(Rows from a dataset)
— Begin —

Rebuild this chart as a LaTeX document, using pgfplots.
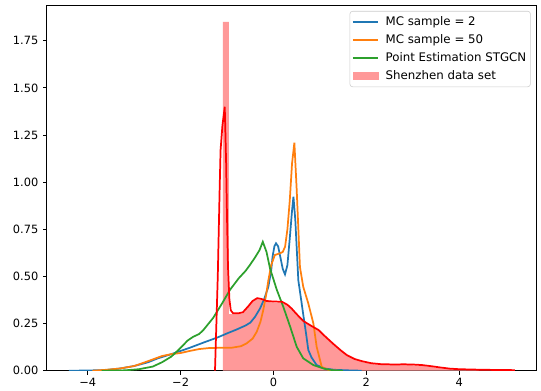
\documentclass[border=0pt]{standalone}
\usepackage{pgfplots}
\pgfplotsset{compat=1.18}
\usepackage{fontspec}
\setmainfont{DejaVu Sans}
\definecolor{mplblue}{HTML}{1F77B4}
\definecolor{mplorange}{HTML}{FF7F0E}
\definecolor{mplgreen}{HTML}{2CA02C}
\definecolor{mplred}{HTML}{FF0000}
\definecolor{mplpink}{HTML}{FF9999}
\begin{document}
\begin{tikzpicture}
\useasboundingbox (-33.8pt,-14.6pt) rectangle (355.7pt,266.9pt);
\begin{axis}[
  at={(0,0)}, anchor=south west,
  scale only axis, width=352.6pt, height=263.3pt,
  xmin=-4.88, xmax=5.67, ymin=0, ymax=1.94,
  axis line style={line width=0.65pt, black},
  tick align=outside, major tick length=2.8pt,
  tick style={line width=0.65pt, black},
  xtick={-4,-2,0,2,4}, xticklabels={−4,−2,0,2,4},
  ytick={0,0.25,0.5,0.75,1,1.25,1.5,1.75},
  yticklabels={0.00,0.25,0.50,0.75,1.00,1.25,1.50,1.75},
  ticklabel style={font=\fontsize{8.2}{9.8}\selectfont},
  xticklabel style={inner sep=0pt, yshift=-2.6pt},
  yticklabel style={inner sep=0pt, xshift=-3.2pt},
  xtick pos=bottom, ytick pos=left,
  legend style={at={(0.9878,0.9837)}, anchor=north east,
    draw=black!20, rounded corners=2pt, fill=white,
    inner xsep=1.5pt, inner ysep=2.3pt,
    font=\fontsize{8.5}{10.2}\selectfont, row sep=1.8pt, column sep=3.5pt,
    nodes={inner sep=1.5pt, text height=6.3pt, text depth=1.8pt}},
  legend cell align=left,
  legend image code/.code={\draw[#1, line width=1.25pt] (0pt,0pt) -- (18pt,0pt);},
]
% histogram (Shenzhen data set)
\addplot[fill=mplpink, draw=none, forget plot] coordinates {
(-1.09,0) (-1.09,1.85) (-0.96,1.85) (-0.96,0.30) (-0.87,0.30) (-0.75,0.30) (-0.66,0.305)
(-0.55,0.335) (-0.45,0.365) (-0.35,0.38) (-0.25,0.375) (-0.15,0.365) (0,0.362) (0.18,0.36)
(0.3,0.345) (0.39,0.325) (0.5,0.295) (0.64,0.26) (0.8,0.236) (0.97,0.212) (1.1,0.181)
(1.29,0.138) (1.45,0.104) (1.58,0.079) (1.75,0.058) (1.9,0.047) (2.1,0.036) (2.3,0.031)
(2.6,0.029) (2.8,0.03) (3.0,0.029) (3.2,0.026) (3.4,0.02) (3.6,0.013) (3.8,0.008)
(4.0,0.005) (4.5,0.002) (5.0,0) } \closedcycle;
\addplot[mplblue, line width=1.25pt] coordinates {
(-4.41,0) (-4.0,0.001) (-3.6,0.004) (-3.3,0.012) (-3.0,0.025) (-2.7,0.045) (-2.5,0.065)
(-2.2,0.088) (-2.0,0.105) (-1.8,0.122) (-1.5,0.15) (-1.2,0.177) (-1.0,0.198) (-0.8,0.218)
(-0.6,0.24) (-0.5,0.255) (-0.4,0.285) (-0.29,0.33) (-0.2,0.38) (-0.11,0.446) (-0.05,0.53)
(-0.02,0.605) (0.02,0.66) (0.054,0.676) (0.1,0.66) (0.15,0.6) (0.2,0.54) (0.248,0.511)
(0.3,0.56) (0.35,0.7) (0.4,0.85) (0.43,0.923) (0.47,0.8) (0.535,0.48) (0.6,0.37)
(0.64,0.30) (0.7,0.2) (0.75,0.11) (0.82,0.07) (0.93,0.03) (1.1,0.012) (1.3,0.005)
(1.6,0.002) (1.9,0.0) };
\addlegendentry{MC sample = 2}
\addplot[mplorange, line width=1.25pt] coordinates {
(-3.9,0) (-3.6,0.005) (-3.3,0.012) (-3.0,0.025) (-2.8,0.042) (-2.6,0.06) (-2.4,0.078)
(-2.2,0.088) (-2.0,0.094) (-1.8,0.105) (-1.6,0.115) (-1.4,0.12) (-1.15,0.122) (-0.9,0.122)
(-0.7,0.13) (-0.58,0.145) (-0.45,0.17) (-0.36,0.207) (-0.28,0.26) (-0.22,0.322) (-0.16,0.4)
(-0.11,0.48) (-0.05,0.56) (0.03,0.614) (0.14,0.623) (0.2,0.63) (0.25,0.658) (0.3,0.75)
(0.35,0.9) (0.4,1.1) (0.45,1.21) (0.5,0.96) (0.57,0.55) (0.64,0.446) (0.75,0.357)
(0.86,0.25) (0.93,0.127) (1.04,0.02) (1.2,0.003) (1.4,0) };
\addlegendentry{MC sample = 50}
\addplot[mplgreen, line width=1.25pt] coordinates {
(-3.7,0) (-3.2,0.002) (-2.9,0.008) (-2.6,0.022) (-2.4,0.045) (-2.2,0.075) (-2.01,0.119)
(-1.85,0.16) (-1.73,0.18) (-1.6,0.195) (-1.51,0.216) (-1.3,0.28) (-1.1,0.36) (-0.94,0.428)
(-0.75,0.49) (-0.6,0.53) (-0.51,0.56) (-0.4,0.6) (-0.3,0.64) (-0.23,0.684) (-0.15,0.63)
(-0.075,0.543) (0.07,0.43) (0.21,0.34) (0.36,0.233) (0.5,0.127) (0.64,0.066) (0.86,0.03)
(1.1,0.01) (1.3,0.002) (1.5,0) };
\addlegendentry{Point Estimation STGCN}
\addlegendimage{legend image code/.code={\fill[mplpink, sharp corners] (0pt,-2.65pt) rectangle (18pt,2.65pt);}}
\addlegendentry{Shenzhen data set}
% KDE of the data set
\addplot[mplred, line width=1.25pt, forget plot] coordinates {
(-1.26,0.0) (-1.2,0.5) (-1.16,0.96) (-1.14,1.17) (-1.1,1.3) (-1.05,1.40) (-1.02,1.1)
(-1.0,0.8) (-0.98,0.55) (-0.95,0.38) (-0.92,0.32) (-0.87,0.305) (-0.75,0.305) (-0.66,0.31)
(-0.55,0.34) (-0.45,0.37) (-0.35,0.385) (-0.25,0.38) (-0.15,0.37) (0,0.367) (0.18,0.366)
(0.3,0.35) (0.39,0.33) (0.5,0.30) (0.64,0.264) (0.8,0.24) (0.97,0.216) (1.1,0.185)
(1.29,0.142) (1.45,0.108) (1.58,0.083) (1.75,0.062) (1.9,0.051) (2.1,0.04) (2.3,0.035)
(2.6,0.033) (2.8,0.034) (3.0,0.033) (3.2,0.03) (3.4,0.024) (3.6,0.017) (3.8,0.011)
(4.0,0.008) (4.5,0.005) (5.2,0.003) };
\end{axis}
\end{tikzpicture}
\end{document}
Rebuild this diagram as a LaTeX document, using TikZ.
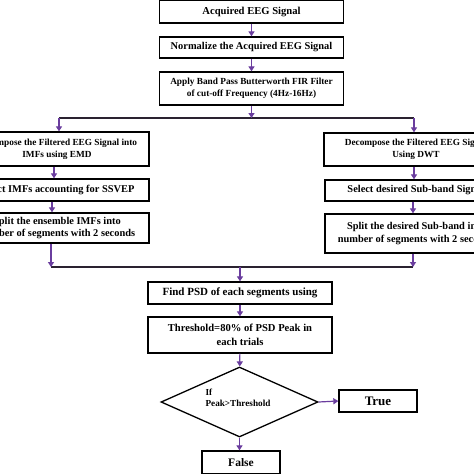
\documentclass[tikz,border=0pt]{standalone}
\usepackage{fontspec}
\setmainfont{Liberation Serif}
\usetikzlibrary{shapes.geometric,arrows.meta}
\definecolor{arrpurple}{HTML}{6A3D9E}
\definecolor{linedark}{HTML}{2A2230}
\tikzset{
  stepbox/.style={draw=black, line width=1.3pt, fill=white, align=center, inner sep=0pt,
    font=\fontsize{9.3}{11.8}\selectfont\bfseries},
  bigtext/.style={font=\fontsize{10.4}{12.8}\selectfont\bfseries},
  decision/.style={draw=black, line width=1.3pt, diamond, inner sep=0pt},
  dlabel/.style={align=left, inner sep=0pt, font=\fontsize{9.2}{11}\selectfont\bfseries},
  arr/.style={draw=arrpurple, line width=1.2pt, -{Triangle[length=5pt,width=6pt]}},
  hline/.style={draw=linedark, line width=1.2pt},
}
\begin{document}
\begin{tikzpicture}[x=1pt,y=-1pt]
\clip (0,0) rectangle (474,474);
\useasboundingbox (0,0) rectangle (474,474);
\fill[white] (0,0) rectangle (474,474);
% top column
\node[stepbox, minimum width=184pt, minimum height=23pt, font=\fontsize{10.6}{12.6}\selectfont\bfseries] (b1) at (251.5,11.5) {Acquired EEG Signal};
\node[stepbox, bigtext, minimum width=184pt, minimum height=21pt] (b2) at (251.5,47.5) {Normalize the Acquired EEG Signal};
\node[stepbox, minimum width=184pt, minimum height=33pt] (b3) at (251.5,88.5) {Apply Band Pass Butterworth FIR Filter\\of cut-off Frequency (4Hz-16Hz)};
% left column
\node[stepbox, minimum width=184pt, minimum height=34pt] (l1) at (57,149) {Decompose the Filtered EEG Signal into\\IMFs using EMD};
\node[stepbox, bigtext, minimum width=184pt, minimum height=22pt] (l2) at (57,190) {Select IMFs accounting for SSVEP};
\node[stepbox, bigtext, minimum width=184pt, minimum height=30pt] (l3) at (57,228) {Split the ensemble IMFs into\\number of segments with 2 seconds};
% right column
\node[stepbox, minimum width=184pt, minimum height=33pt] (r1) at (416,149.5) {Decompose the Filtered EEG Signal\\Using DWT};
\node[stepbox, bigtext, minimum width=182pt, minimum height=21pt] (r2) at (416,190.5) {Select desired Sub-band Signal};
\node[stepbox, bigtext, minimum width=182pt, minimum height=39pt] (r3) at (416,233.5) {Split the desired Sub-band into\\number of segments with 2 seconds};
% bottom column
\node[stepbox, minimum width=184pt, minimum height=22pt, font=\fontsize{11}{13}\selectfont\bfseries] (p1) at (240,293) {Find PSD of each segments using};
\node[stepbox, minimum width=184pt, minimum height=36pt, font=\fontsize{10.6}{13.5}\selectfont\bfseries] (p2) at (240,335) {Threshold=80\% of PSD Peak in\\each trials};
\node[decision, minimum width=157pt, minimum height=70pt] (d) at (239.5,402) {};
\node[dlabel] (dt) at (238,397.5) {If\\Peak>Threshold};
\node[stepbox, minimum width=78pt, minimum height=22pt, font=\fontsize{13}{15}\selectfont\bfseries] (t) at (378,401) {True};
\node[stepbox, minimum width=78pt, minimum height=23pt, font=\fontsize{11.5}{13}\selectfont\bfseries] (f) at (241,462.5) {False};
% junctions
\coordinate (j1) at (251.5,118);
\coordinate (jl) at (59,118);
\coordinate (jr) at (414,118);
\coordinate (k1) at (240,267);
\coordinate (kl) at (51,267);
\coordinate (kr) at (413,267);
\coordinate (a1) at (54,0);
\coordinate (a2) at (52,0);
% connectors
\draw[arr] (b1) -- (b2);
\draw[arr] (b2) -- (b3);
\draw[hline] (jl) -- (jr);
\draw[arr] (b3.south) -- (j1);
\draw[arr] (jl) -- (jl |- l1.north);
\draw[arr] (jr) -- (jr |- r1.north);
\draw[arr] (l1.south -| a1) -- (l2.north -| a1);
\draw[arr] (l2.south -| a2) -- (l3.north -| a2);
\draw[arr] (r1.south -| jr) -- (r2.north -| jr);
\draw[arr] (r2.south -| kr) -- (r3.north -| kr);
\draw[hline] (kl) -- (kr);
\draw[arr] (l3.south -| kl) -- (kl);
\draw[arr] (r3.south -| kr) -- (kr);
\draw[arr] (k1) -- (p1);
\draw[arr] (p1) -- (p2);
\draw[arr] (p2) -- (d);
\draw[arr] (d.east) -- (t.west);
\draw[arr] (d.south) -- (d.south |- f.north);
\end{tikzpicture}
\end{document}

— End —

◆ What needs to be done
Look for the word "this" in every line of the listing and copy the lines that have it.

◆ Worked answer
Rebuild this chart as a LaTeX document, using pgfplots.
Rebuild this diagram as a LaTeX document, using TikZ.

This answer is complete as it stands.